The Democratic Republic of Congo possesses 80% of the worlds coltan. Tantalum is manufactured from coltan, which is a used in manufacturing capacitors. Capacitors are used in nearly every electronic device, as it is a key element in circuit design. Without tantalum, companies would not be able to manufacture phones, computers and other electronics. The beginning of every technology manufacturing chain starts in the mines of Congo. Congo is one of the poorest countries in the world, and their main source of income is through the export of minerals such as coltan. What is unsettling is the manner in which minerals have been obtained.
During the war in Rwanda, refugees flooded Congo and this brought much conflict within the country. Rebels from Rwanda also moved to Congo and began to control the mines. They would force children to work the mines, and would monitor the mines with their AK47’s. This could be considered a case of dirty hands, where consumers are responsible for the tension in Congo over their mines. Companies like Intel and Apple have used minerals that originated in Congo. By purchasing their products, are we responsible for the implications of the manufacturing of those products? Rebel groups compete and fight over mines in Congo, and children have been used for labor. The problem is complicated, but buying from Congo only prolongs their issues. At the same time, abandoning Congo as a source of these minerals could have negative effects. Taking away their main source of income could prove to be detrimental.
Recently, laws have been created to aid the conflict. Companies are being forced to trace their source of materials, and publicly state if they are using conflict minerals. Companies then put pressure on the Congolese government to enforce rules on mines. At mines, kids are not allowed to work and rebels are not allowed to oversee the work being done. In fact, this law is starting to create change in Congo. Many leaders in Congo realized that without a buyer, their minerals were useless. I’m glad to see that we are trying to avoid fueling a complicated problem in Congo.
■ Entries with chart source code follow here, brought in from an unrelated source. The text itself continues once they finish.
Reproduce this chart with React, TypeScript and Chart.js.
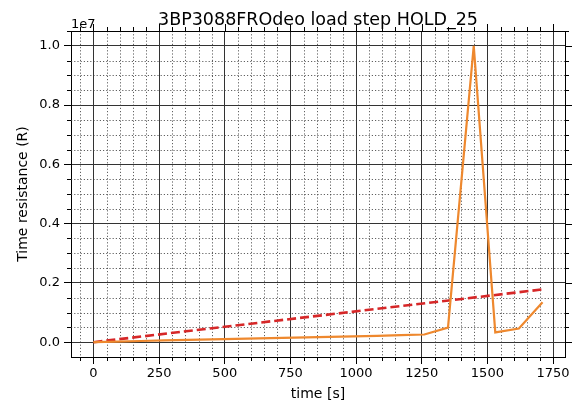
import React, { useEffect, useRef } from "react";
import { Chart, registerables } from "chart.js";
Chart.register(...registerables);

const titleText = "3BP3088FROdeo load step HOLD_25";
const xTitle = "time [s]";
const yTitle = "Time resistance (R)";
const exponentLabel = "1e7";

const timeS = [0, 90, 180, 270, 360, 450, 540, 630, 720, 810, 900, 990, 1080, 1170, 1260, 1350, 1448, 1530, 1620, 1710];
const resistance = [0, 20000, 40000, 60000, 80000, 95000, 110000, 130000, 145000, 160000, 180000, 195000, 210000, 235000, 260000, 490000, 10000000, 330000, 460000, 1350000];
const trendTime = [0, 1710];
const trendValues = [0, 1780000];

const xTicks = [0, 250, 500, 750, 1000, 1250, 1500, 1750];
const yTicks = [0, 2000000, 4000000, 6000000, 8000000, 10000000];

const X_MIN = -85.5;
const X_MAX = 1795.5;
const Y_MIN = -500000;
const Y_MAX = 10500000;
const FONT = "'DejaVu Sans', sans-serif";

const minorPlugin = {
  id: "mplDecor",
  beforeDatasetsDraw(chart: any) {
    const { ctx, chartArea: a, scales } = chart;
    const xs = scales.x;
    const ys = scales.y;
    const xMinor: number[] = [];
    for (let v = -50; v <= X_MAX; v += 50) if (v >= X_MIN && v % 250 !== 0) xMinor.push(v);
    const yMinor: number[] = [];
    for (let v = -500000; v <= Y_MAX; v += 500000) if (v > Y_MIN && v % 2000000 !== 0) yMinor.push(v);
    ctx.save();
    ctx.strokeStyle = "rgba(60,60,60,0.9)";
    ctx.lineWidth = 0.9;
    ctx.setLineDash([1.2, 2]);
    ctx.beginPath();
    xMinor.forEach((v) => {
      const px = Math.round(xs.getPixelForValue(v)) + 0.5;
      ctx.moveTo(px, a.top);
      ctx.lineTo(px, a.bottom);
    });
    yMinor.forEach((v) => {
      const py = Math.round(ys.getPixelForValue(v)) + 0.5;
      ctx.moveTo(a.left, py);
      ctx.lineTo(a.right, py);
    });
    ctx.stroke();
    ctx.setLineDash([]);
    ctx.strokeStyle = "#000";
    ctx.lineWidth = 1;
    ctx.beginPath();
    xMinor.forEach((v) => {
      const px = Math.round(xs.getPixelForValue(v)) + 0.5;
      ctx.moveTo(px, a.bottom);
      ctx.lineTo(px, a.bottom + 4);
      ctx.moveTo(px, a.top);
      ctx.lineTo(px, a.top - 4);
    });
    xTicks.forEach((v) => {
      const px = Math.round(xs.getPixelForValue(v)) + 0.5;
      ctx.moveTo(px, a.top);
      ctx.lineTo(px, a.top - 7);
    });
    yMinor.forEach((v) => {
      const py = Math.round(ys.getPixelForValue(v)) + 0.5;
      ctx.moveTo(a.left, py);
      ctx.lineTo(a.left - 4, py);
      ctx.moveTo(a.right, py);
      ctx.lineTo(a.right + 4, py);
    });
    yTicks.forEach((v) => {
      const py = Math.round(ys.getPixelForValue(v)) + 0.5;
      ctx.moveTo(a.right, py);
      ctx.lineTo(a.right + 7, py);
    });
    ctx.stroke();
    ctx.beginPath();
    ctx.moveTo(a.left, Math.round(a.top) + 0.5);
    ctx.lineTo(a.right, Math.round(a.top) + 0.5);
    ctx.moveTo(Math.round(a.right) + 0.5, a.top);
    ctx.lineTo(Math.round(a.right) + 0.5, a.bottom);
    ctx.stroke();
    ctx.restore();
  },
  afterDraw(chart: any) {
    const { ctx, chartArea: a } = chart;
    ctx.save();
    ctx.fillStyle = "#000";
    ctx.textAlign = "center";
    ctx.textBaseline = "alphabetic";
    ctx.font = `17.5px ${FONT}`;
    ctx.fillText(titleText, (a.left + a.right) / 2, 25);
    ctx.font = `13px ${FONT}`;
    ctx.textAlign = "left";
    ctx.fillText(exponentLabel, a.left, 28);
    ctx.font = `14px ${FONT}`;
    ctx.textAlign = "center";
    ctx.fillText(xTitle, (a.left + a.right) / 2, 398);
    ctx.translate(27, (a.top + a.bottom) / 2);
    ctx.rotate(-Math.PI / 2);
    ctx.fillText(yTitle, 0, 0);
    ctx.restore();
  },
};

export default function App() {
  const ref = useRef<HTMLCanvasElement>(null);
  useEffect(() => {
    document.body.style.margin = "0";
    const chart = new Chart(ref.current as HTMLCanvasElement, {
      type: "line",
      data: {
        datasets: [
          {
            data: timeS.map((t, i) => ({ x: t, y: resistance[i] })),
            borderColor: "rgb(238,136,46)",
            borderWidth: 2.2,
            pointRadius: 0,
            tension: 0,
          },
          {
            data: trendTime.map((t, i) => ({ x: t, y: trendValues[i] })),
            borderColor: "#d62728",
            borderWidth: 2.6,
            borderDash: [9, 4],
            pointRadius: 0,
            tension: 0,
          },
        ],
      },
      options: {
        responsive: false,
        animation: false,
        layout: { padding: { top: 31, right: 23, left: 0, bottom: 0 } },
        plugins: { legend: { display: false }, tooltip: { enabled: false }, title: { display: false } },
        scales: {
          x: {
            type: "linear",
            min: X_MIN,
            max: X_MAX,
            afterBuildTicks: (s: any) => {
              s.ticks = xTicks.map((v) => ({ value: v }));
            },
            afterFit: (s: any) => {
              s.height = 50;
            },
            ticks: { color: "#000", font: { family: FONT, size: 13 }, padding: 2, maxRotation: 0, autoSkip: false, callback: (v: any) => String(v) },
            grid: { color: "#333", lineWidth: 1, tickLength: 7, tickColor: "#000" },
            border: { color: "#000", width: 1 },
          },
          y: {
            type: "linear",
            min: Y_MIN,
            max: Y_MAX,
            afterBuildTicks: (s: any) => {
              s.ticks = yTicks.map((v) => ({ value: v }));
            },
            afterFit: (s: any) => {
              s.width = 71;
            },
            ticks: { color: "#000", font: { family: FONT, size: 13 }, padding: 4, autoSkip: false, callback: (v: any) => (Number(v) / 1e7).toFixed(1) },
            grid: { color: "#333", lineWidth: 1, tickLength: 7, tickColor: "#000" },
            border: { color: "#000", width: 1 },
          },
        },
      },
      plugins: [minorPlugin],
    });
    return () => chart.destroy();
  }, []);
  return <canvas ref={ref} width={588} height={407} />;
}
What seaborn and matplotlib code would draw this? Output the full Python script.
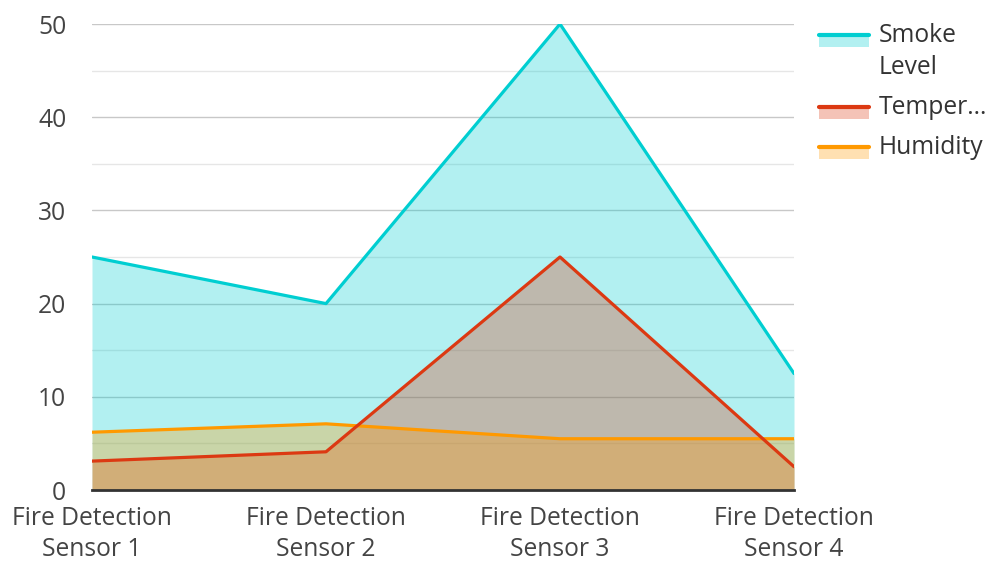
import matplotlib
matplotlib.use("Agg")
import matplotlib.pyplot as plt
import seaborn as sns
import pandas as pd
from matplotlib.patches import Rectangle
from matplotlib.lines import Line2D

categories = ["Fire Detection\nSensor 1", "Fire Detection\nSensor 2",
              "Fire Detection\nSensor 3", "Fire Detection\nSensor 4"]
smoke = [25, 20, 50, 12.5]
temperature = [3.1, 4.1, 25, 2.5]
humidity = [6.2, 7.1, 5.5, 5.5]
series_names = ["Smoke\nLevel", "Temper...", "Humidity"]
colors = ["#00CED1", "#DC3912", "#FF9900"]

sns.set_theme(style="white")
plt.rcParams['font.family'] = ['Open Sans', 'DejaVu Sans']

FS = 17.7

fig = plt.figure(figsize=(9.88, 5.62), dpi=100)
ax = fig.add_axes([92/988, 1-490/562, (794-92)/988, (490-24)/562])

x = list(range(len(categories)))
df = pd.DataFrame({"x": x * 3,
                   "value": smoke + temperature + humidity,
                   "series": ["smoke"] * 4 + ["temp"] * 4 + ["hum"] * 4})

for vals, c in zip([smoke, temperature, humidity], colors):
    ax.fill_between(x, 0, vals, color=c, alpha=0.3, linewidth=0, zorder=2)

sns.lineplot(data=df, x="x", y="value", hue="series",
             hue_order=["hum", "temp", "smoke"],
             palette={"smoke": colors[0], "temp": colors[1], "hum": colors[2]},
             linewidth=2.3, legend=False, ax=ax, zorder=3)

ax.set_xlim(0, 3)
ax.set_ylim(0, 50)
ax.set_yticks([0, 10, 20, 30, 40, 50])
ax.set_yticks([5, 15, 25, 35, 45], minor=True)
ax.grid(axis="y", which="major", color="#c8c8c8", linewidth=1, zorder=1)
ax.grid(axis="y", which="minor", color="#e6e6e6", linewidth=1, zorder=1)
ax.set_axisbelow(True)
ax.set_xticks(x)
ax.set_xticklabels(categories)
ax.set_xlabel("")
ax.set_ylabel("")
for s in ["top", "right", "left"]:
    ax.spines[s].set_visible(False)
ax.spines["bottom"].set_color("#333333")
ax.spines["bottom"].set_linewidth(2)
ax.spines["bottom"].set_zorder(5)
ax.tick_params(axis="both", which="both", length=0, labelsize=FS, colors="#444444")
ax.tick_params(axis="y", pad=18.5)
ax.tick_params(axis="x", pad=11.5)
for lbl in ax.get_xticklabels():
    lbl.set_linespacing(1.3)
ax.patch.set_alpha(0)

# legend
legend_line_y = [35, 107, 147]
text_y = [51.5, 107, 148]
for name, c, yy, ty in zip(series_names, colors, legend_line_y, text_y):
    x0, x1 = 819/988, 869/988
    top = 1 - yy / 562
    fig.add_artist(Rectangle((x0, top - 12/562), x1 - x0, 12/562,
                             transform=fig.transFigure, facecolor=c, alpha=0.3,
                             edgecolor="none"))
    fig.add_artist(Line2D([x0, x1], [top, top], transform=fig.transFigure,
                          color=c, linewidth=3))
    fig.text(879/988, 1 - ty / 562, name, ha="left", va="center",
             fontsize=FS, color="#333333", linespacing=1.32)

fig.savefig("out.png", dpi=100)
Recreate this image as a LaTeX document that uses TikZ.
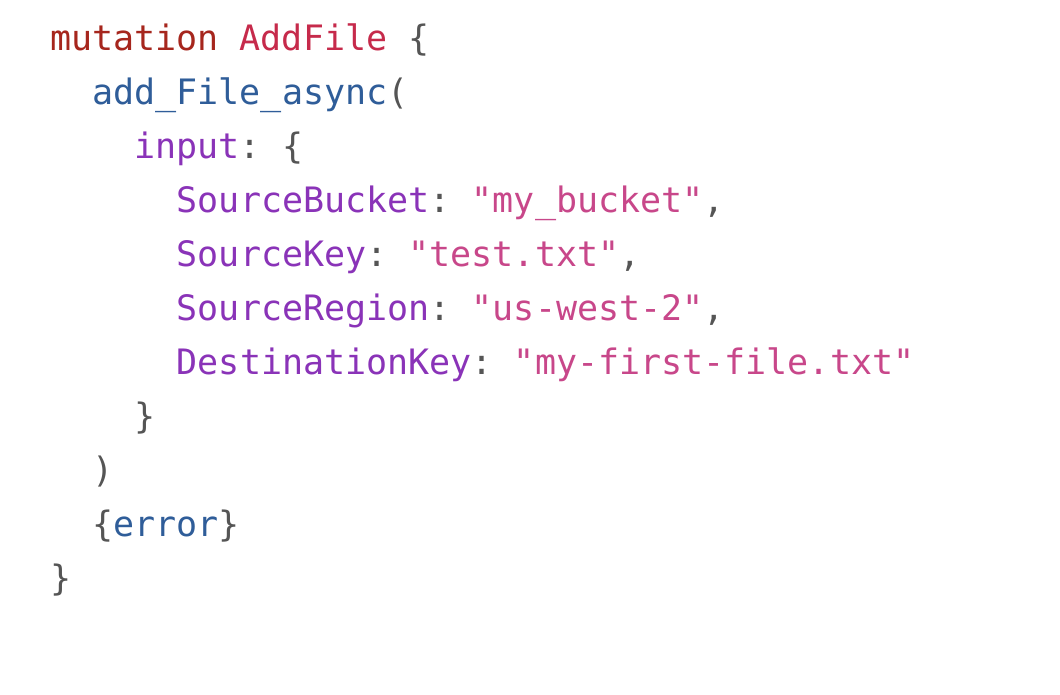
\documentclass[tikz,border=0pt]{standalone}
\usepackage{fontspec}
\setmonofont{DejaVu Sans Mono}
\definecolor{kw}{HTML}{A6261D}
\definecolor{opn}{HTML}{C62A4B}
\definecolor{fld}{HTML}{2F5D99}
\definecolor{arg}{HTML}{8A33B8}
\definecolor{str}{HTML}{C8478A}
\definecolor{pun}{HTML}{555555}
\begin{document}
\begin{tikzpicture}[x=1pt,y=-1pt,
  codeline/.style={anchor=base west,inner sep=0pt,font=\fontsize{35}{35}\selectfont\ttfamily}]
\useasboundingbox (0,0) rectangle (1060,694);
\fill[white] (0,0) rectangle (1060,694);
\def\ch{21.1}
\node[codeline] (l1) at (50,50) {\textcolor{kw}{mutation} \textcolor{opn}{AddFile} \textcolor{pun}{\{}};
\node[codeline] (l2) at (50+2*\ch,104) {\textcolor{fld}{add\_File\_async}\textcolor{pun}{(}};
\node[codeline] (l3) at (50+4*\ch,158) {\textcolor{arg}{input}\textcolor{pun}{: \{}};
\node[codeline] (l4) at (50+6*\ch,212) {\textcolor{arg}{SourceBucket}\textcolor{pun}{: }\textcolor{str}{"my\_bucket"}\textcolor{pun}{,}};
\node[codeline] (l5) at (50+6*\ch,266) {\textcolor{arg}{SourceKey}\textcolor{pun}{: }\textcolor{str}{"test.txt"}\textcolor{pun}{,}};
\node[codeline] (l6) at (50+6*\ch,320) {\textcolor{arg}{SourceRegion}\textcolor{pun}{: }\textcolor{str}{"us-west-2"}\textcolor{pun}{,}};
\node[codeline] (l7) at (50+6*\ch,374) {\textcolor{arg}{DestinationKey}\textcolor{pun}{: }\textcolor{str}{"my-first-file.txt"}};
\node[codeline] (l8) at (50+4*\ch,428) {\textcolor{pun}{\}}};
\node[codeline] (l9) at (50+2*\ch,482) {\textcolor{pun}{)}};
\node[codeline] (l10) at (50+2*\ch,536) {\textcolor{pun}{\{}\textcolor{fld}{error}\textcolor{pun}{\}}};
\node[codeline] (l11) at (50,590) {\textcolor{pun}{\}}};
\end{tikzpicture}
\end{document}
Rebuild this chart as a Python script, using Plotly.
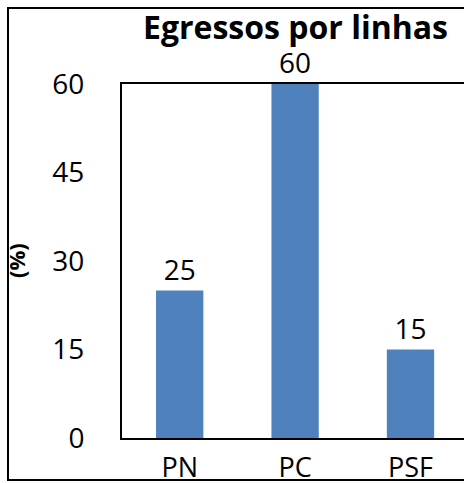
import plotly.graph_objects as go

# data
linhas = ['PN', 'PC', 'PSF']
egressos_pct = [25, 60, 15]
y_ticks = [0, 15, 30, 45, 60]

blue = '#4F81BD'
font_main = 'Open Sans'

W, H = 464, 483
L, R, T, B = 122, 0, 84, 45
pw, ph = W - L - R, H - T - B


def px_x(px):
    return (px - L) / pw


def px_y(py):
    return (H - B - py) / ph


fig = go.Figure()
fig.add_trace(go.Bar(x=linhas, y=egressos_pct, marker=dict(color=blue, line=dict(width=0)),
                     width=0.41, text=[str(v) for v in egressos_pct], textposition='outside',
                     textfont=dict(size=28, color='black', family=font_main),
                     cliponaxis=False, showlegend=False))

fig.update_layout(
    width=W, height=H,
    margin=dict(l=L, r=R, t=T, b=B),
    plot_bgcolor='white', paper_bgcolor='white',
    font=dict(family=font_main, color='black'),
    xaxis=dict(range=[-0.5, -0.5 + pw / 115.4], showline=True, linecolor='black', linewidth=2,
               mirror=True, ticks='', showgrid=False, zeroline=False, automargin=False,
               tickfont=dict(size=27), ticklabelstandoff=5),
    yaxis=dict(range=[0, 60], tickvals=y_ticks, showline=True, linecolor='black', linewidth=2,
               ticks='', showgrid=False, zeroline=False, automargin=False,
               tickfont=dict(size=28), ticklabelstandoff=30),
    bargap=0.6,
)

# outer chart border (right side runs off the picture)
fig.add_shape(type='rect', xref='paper', yref='paper',
              x0=px_x(8), x1=1.3, y0=px_y(480), y1=px_y(8),
              line=dict(color='black', width=2), layer='below')

fig.add_annotation(text='<b>Egressos por linhas</b>', xref='paper', yref='paper',
                   x=px_x(295), y=px_y(27), xanchor='center', yanchor='middle',
                   showarrow=False, font=dict(size=32, family=font_main))
fig.add_annotation(text='<b>(%)</b>', xref='paper', yref='paper', textangle=-90,
                   x=px_x(16), y=px_y(261), xanchor='center', yanchor='middle',
                   showarrow=False, font=dict(size=22, family=font_main))

fig.write_html('out.html', config={'displayModeBar': False},
               post_script="document.body.style.margin='0px';")
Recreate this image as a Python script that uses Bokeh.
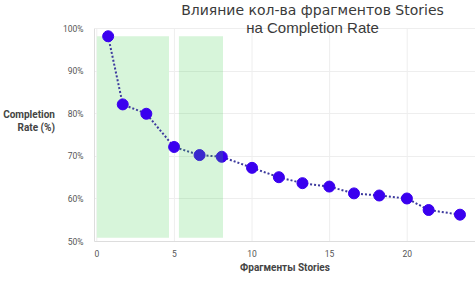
from bokeh.plotting import figure
from bokeh.models import ColumnDataSource, FixedTicker, Label, Range1d
from bokeh.embed import file_html
from bokeh.resources import INLINE

# ---- data ----
fragments = [0.73, 1.67, 3.19, 4.98, 6.62, 8.05, 10.0, 11.73, 13.25, 14.98, 16.57, 18.2, 19.98, 21.38, 23.4]
completion = [98.2, 82.2, 80.0, 72.2, 70.3, 69.9, 67.3, 65.1, 63.7, 62.9, 61.3, 60.8, 60.1, 57.4, 56.3]
band_left = [0.0, 5.29]
band_right = [4.65, 8.13]
band_bottom = [50.9, 50.9]
band_top = [98.2, 98.2]
x_ticks = [0, 5, 10, 15, 20]
y_ticks = [50, 60, 70, 80, 90, 100]
y_tick_labels = {v: f"{v}%" for v in y_ticks}
title_lines = ["Влияние кол-ва фрагментов Stories", "на Completion Rate"]
y_label = "Completion\nRate (%)"
x_label = "Фрагменты Stories"

p = figure(width=475, height=281, output_backend="svg", toolbar_location=None,
           x_range=Range1d(-0.15, 24.4), y_range=Range1d(50, 106.6),
           min_border_left=93, min_border_right=0, min_border_top=0, min_border_bottom=40)
p.outline_line_color = None
p.background_fill_color = "white"
p.border_fill_color = "white"

# grid
p.xgrid.visible = False
p.ygrid.ticker = FixedTicker(ticks=y_ticks)
p.ygrid.grid_line_color = "#eeeeee"
n = len(x_ticks)
p.segment(x0=x_ticks, y0=[y_ticks[0]] * n, x1=x_ticks, y1=[y_ticks[-1]] * n,
          line_color="#eeeeee", line_width=1)

# first band beneath, series, second band on top (slightly tinting the markers)
p.quad(left=band_left[:1], right=band_right[:1], bottom=band_bottom[:1], top=band_top[:1],
       fill_color="#d7f5da", line_color=None)
src = ColumnDataSource(dict(x=fragments, y=completion))
p.line("x", "y", source=src, line_color="#3d3a9e", line_width=2, line_dash="2 2")
p.scatter("x", "y", source=src, size=11, fill_color="#3a00ef", line_color="#3a00ef")
p.quad(left=band_left[1:], right=band_right[1:], bottom=band_bottom[1:], top=band_top[1:],
       fill_color="#37cd46", fill_alpha=0.2, line_color=None)

# axes
for ax in (p.xaxis[0], p.yaxis[0]):
    ax.axis_line_color = "#dddddd"
    ax.major_tick_line_color = None
    ax.minor_tick_line_color = None
    ax.major_label_text_font = "Roboto"
    ax.major_label_text_font_size = "8.5px"
    ax.major_label_text_color = "#555555"
    ax.axis_label_text_font = "Roboto"
    ax.axis_label_text_font_size = "10px"
    ax.axis_label_text_font_style = "bold"
    ax.axis_label_text_color = "#444444"
p.xaxis.ticker = FixedTicker(ticks=x_ticks)
p.yaxis.ticker = FixedTicker(ticks=y_ticks)
p.yaxis.bounds = (y_ticks[0], y_ticks[-1])
p.yaxis.major_label_overrides = y_tick_labels
p.xaxis.major_label_standoff = 2
p.yaxis.major_label_standoff = 5
p.xaxis.axis_label = x_label
p.xaxis.axis_label_standoff = 2
p.yaxis.axis_label = y_label
p.yaxis.axis_label_orientation = "horizontal"
p.yaxis.axis_label_standoff = 5

# title (inside the frame area, which spans to the top of the canvas)
p.add_layout(Label(x=218, y=232, x_units="screen", y_units="screen", text=title_lines[0],
                   text_align="center", text_baseline="alphabetic",
                   text_font="DejaVu Sans", text_font_size="14px", text_color="#3a3a3a"))
p.add_layout(Label(x=218, y=214, x_units="screen", y_units="screen", text=title_lines[1],
                   text_align="center", text_baseline="alphabetic",
                   text_font="Liberation Sans", text_font_size="15px", text_color="#3a3a3a"))

open("out.html", "w").write(file_html(p, INLINE))
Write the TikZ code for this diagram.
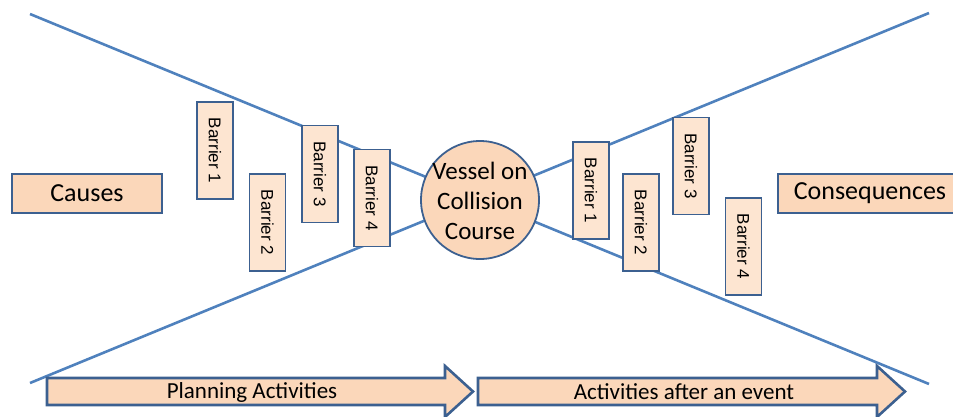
\documentclass[tikz,border=0pt]{standalone}
\usepackage{fontspec}
\setmainfont{Carlito}
\newfontfamily\barrierfont{Liberation Sans}
\definecolor{lineblue}{HTML}{4F81BD}
\definecolor{edgeblue}{HTML}{3C6090}
\definecolor{peach}{HTML}{FBD7BA}
\definecolor{lightpeach}{HTML}{FDE5D1}
\tikzset{
  bigbox/.style={draw=edgeblue, line width=1.5pt, fill=peach, minimum width=150pt, minimum height=39pt, inner sep=0pt, font=\fontsize{26}{30}\selectfont},
  barrierbox/.style={draw=edgeblue, line width=1.5pt, fill=lightpeach, minimum width=36pt, minimum height=97pt, inner sep=0pt},
  barriertext/.style={rotate=-90, inner sep=0pt, font=\barrierfont\fontsize{17}{20}\selectfont},
  crossline/.style={draw=lineblue, line width=2.6pt},
  flowarrow/.style={draw=edgeblue, line width=2.6pt, fill=peach, line join=miter},
  arrowtext/.style={inner sep=0pt, font=\fontsize{23}{28}\selectfont}
}
\begin{document}
\begin{tikzpicture}[x=1pt,y=-1pt]
\useasboundingbox (0,0) rectangle (953,416);
% crossing lines
\coordinate (tl) at (30,14);
\coordinate (br) at (929,384);
\coordinate (tr) at (929,13);
\coordinate (bl) at (30,383);
\draw[crossline] (tl) -- (br);
\draw[crossline] (tr) -- (bl);
% causes / consequences
\node[bigbox] (causes) at (87,193.5) {Causes};
\node[bigbox, minimum width=184pt] (cons) at (870,193.5) {Consequences};
% left barriers
\node[barrierbox] (lb1) at (215,150.5) {};
\node[barriertext] (lb1t) at (lb1) {Barrier 1};
\node[barrierbox] (lb2) at (267.5,222.5) {};
\node[barriertext] (lb2t) at (lb2) {Barrier 2};
\node[barrierbox] (lb3) at (320,174) {};
\node[barriertext] (lb3t) at (lb3) {Barrier 3};
\node[barrierbox] (lb4) at (372,198) {};
\node[barriertext] (lb4t) at (lb4) {Barrier 4};
% right barriers
\node[barrierbox] (rb1) at (591,190.5) {};
\node[barriertext] (rb1t) at (rb1) {Barrier 1};
\node[barrierbox] (rb2) at (641,222.5) {};
\node[barriertext] (rb2t) at (rb2) {Barrier 2};
\node[barrierbox] (rb3) at (691,166) {};
\node[barriertext] (rb3t) at (rb3) {Barrier 3};
\node[barrierbox] (rb4) at (743.5,246.5) {};
\node[barriertext] (rb4t) at (rb4) {Barrier 4};
% central event
\node[circle, draw=edgeblue, line width=1.8pt, fill=peach, minimum size=118pt, inner sep=0pt] (event) at (480,200) {};
\node[align=center, inner sep=0pt, font=\fontsize{25}{30}\selectfont] (eventt) at (480,201) {Vessel on\\Collision\\Course};
% bottom arrows
\draw[flowarrow] (47,378) -- (445,378) -- (445,366) -- (473,391.5) -- (445,417) -- (445,405) -- (47,405) -- cycle;
\node[arrowtext] (plan) at (252,392) {Planning Activities};
\draw[flowarrow] (478,378) -- (877,378) -- (877,366) -- (905,391.5) -- (877,417) -- (877,405) -- (478,405) -- cycle;
\node[arrowtext] (after) at (684,392) {Activities after an event};
\end{tikzpicture}
\end{document}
This issue has been completely under reported, which is very concerning. I wonder how many US citizens realize that some of their electronics were manufactured using conflict minerals? The production of our electronics have come at the cost of Congolese conflict and many deaths as a result. Is this a case of myth and illusion? Do American media purposely omit these types of stories? This type of propaganda could give consumers the illusion that they aren’t contributing to conflict abroad. It makes it easier for big companies to use conflict minerals without getting any media attention for it. It promotes capitalism and would keep consumers unaware of their impact. An illusion where ignorance is bliss. Because sadly, we have all contributed to the mess in Congo, and nobody wants to know that. But without any media attention, the illusion remains the conflict continues.
If any, what kind of solutions are there? Are consumers responsible for conflicts abroad?